Title: Psychoanalyst
Location: Columbia, Missouri, United States
Ellie Ragland, academic and psychoanalyst, has been recognized by Marquis Who’s Who Top Educators for dedication, achievements, and leadership in mental health and education.
Dr. Ragland’s extensive career in academia and psychoanalysis spans over five decades and is distinguished by her unwavering commitment to scholarly excellence and clinical expertise. Having earned her doctoral degree in French language and literature from the University of Michigan at Ann Arbor in 1972, writing a dissertation on literature and psychology, she commenced her illustrious journey as a professor within the French Department at the University of Illinois at Chicago, a role she held until 1986 when she moved to the University of Florida at Gainesville to join the Institute for the Psychological Study of the Arts in the English Department. In 1989, she accepted the Chairmanship of the English Department of the University of Missouri at Columbia, a department from which she retired in 2014. During her period in Missouri, her scholarly pursuits led her to the University of Paris VIII (Sorbonne), where she assumed a teaching position within the Department of Psychoanalysis from 1994 to 1995.
Following her tenure at the University of Paris, Dr. Ragland returned to the United States, where she became Professor Emerita. Notably, her leadership and vision were instrumental in building the English Department to national stature and in merging the French and English departments at the university, fostering interdisciplinary collaboration and diversity in faculty recruitment. In 2009, she embarked on a new chapter in her career, establishing a private practice as a psychoanalyst.
Drawing upon her extensive training in literature and psychoanalysis, Dr. Ragland provides insightful and unwavering care to her patients, earning her a reputation for her Lacanian approach to mental health. One of the foremost minds of her generation, she has authored over 10 books and over 100 articles and chapters in books, solidifying her status as a leading authority in psychoanalytic scholarship. Her seminal work, “Jacques Lacan and the Philosophy of Psychoanalysis,” published in 1986, garnered international acclaim for its incisive analysis of Lacanian theory and for being the first book in the anglophone world to explain Lacan’s hermetic teaching, which introduces a new theory of human energetics and of how language works. Additionally, her 2004 publications, “The Logic of Sexuation: From Aristotle to Lacan” and “Lacan: Topologically Speaking,” continue to influence scholarly discourse on gender and sexuality, as well as on the role of topology in Lacan’s teaching. Dr. Ragland has reduced her analytic caseload to concentrate on her writing, fully immersing herself in four books, one of which is nearly complete, a book that will serve as her second PhD in psychoanalysis from the University of Paris.

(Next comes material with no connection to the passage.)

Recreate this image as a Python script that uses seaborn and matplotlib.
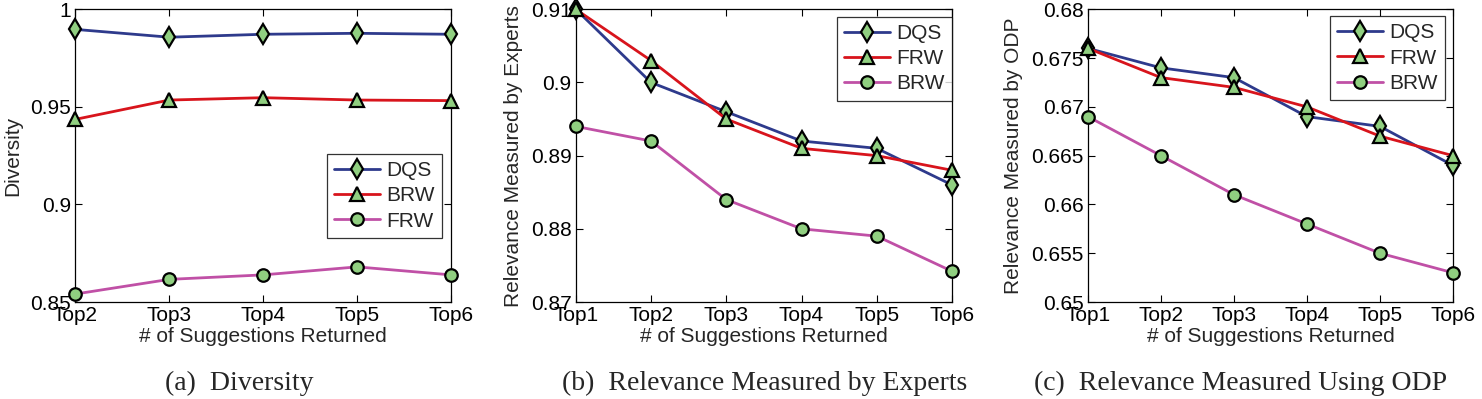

Lamenting the diminishing emphasis on interpersonal communication between practitioners and patients in favor of neurological and pharmacological treatments, Dr. Ragland is committed to her pivotal role of reshaping psychoanalysis in the United States. Her current book challenges the inherently problematic conception of “disorders” in the “Diagnostic and Statistical Manual of Mental Disorders” system, finding its failure to define either normalcy or disorder as perplexing and arguing that its broad categories tend to pathologize rather than help human suffering. Ultimately, the goal of her work is to contribute to a collective effort aimed at confronting a systemic framework that she perceives as neglectful of the well-being the human condition merits.